観たこと、読んだことのあるあなたは誰に自分は似てると思う?
私は草太さんとダイジンの間かな。
人の形をしている癖にっていわれそうだけど、でもその辺りかな。
すずめみたいな他人が目の前にあらわれたら、なにかわかるのかなぁって、みつかるのかなぁって私はよく妄想しているみたいだけど、あんなに一生懸命になってもらえる気がしないよね。
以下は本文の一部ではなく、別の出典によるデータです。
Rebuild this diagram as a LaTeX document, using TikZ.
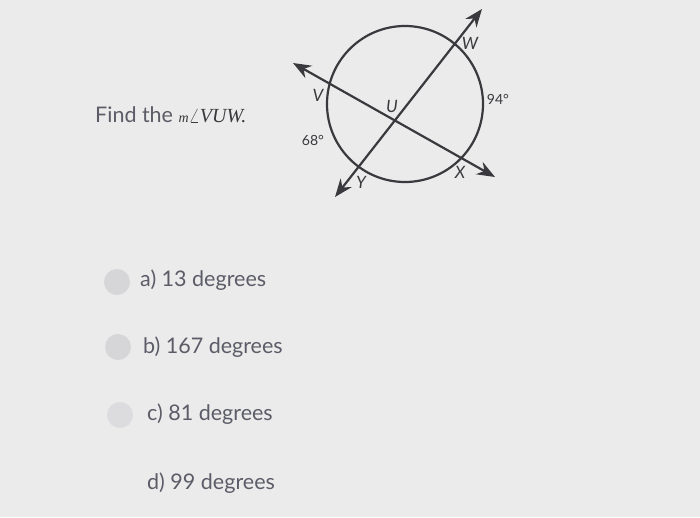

笑
そこら辺はやっぱり二次元かなーって思う。
あなたにはいる?
綺麗で美しい希望より、どんなに辛く悲しい絶望が前にいても一緒に立ち向かいたくなるような、そのほうがずっと魂が光り輝くような、そんなとびきり大切な人。
そういうね、大切な人がいたり、そういう人と出会って成長した人の魂って、涙が溢れるような美しさだよ。
ほんと。すごく綺麗なんだから。それがたとえ、創りものの世界でも。
*
あなたなら
あなたなら何が見えるんだろうか。
すこし聞いてみたい気がした。
私には、切なくも愛おしい命というもの。
人の形であることの意味。
そういうものが感覚的に
降り続ける。
あなたなら。
何時かきけるだろうか。
あなたには手を伸ばしてほしい。
要石を選びそうだからこそ。
鮮やかな世界への渇望が
あなたを包み込んでくれますように。
*
たくさん涙が流れたあとは水分補給をする。
泣きすぎると頭が痛くなる。
私の中に
「私の終わりは誰かの朝焼けだといいな」
というのがあるのだけれど
お日様がのぼってきて
それを眩しそうに見る誰かがいたら
もう私は満足かもしれない。
私自身が満たされているかどうかより
私よりもっと先を歩くその足が
前に踏み出す事が出来る明日があったなら
私の昨日までが忘れられてもいいかもしれない。
そういう気持ちに似た感覚をたくさん生むよなぁって、改めて読み返して、見返した私は思ったのでしたとさ。
今回はこんなもんで。
お付き合いくださり有難うございました。